The group was caught at the base of the final ascent however. Israel - Premier Tech and Bahrain - Victorious tried to keep a high and consistent pace, with Marc Soler launching an attack that had him cross the summit 20 seconds above the peloton. Right before the summit Remco Evenepoel attacked, but Primoz Roglic was alive to the occasion.
The duo set off on a furiously fast descent, with Evenepoel catching up and dropping Soler, but with Roglic keeping up with him. The race leader did not want to work, much to the dislike of Evenepoel, and the duo was eventually caught with 9 kilometers to go. In the intermediate sprint right after however Evenepoel took the 3 seconds, closing the gap to Roglic by 2 seconds in the day (with an early intermediate sprint the reason for the other second.
Several riders tried attacking right after including Mikel Landa, but a sprint looked inevitable with the flat finish. Main favourite
Kaden Groves had a mechanical with 4 kilometers to go but quickly switched bikes with a teammate as Jumbo-Visma stayed in front.
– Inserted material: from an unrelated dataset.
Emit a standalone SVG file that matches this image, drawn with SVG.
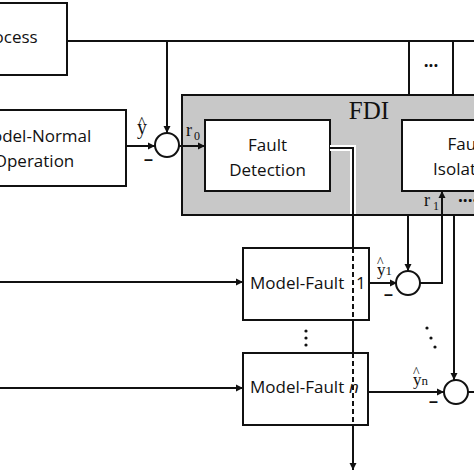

A late attack from a Groupama - FDJ rider threatened, but it was a sprint for the win.
Groves had the top speed however and rode into his second win of the week. It was a hard-earned triumph, as he once again beat
Bryan Coquard, whilst
Ide Schelling sprinted to third. Evenepoel and Roglic sprinted to fifth and ninth respectively but missed out on bonifications on the line.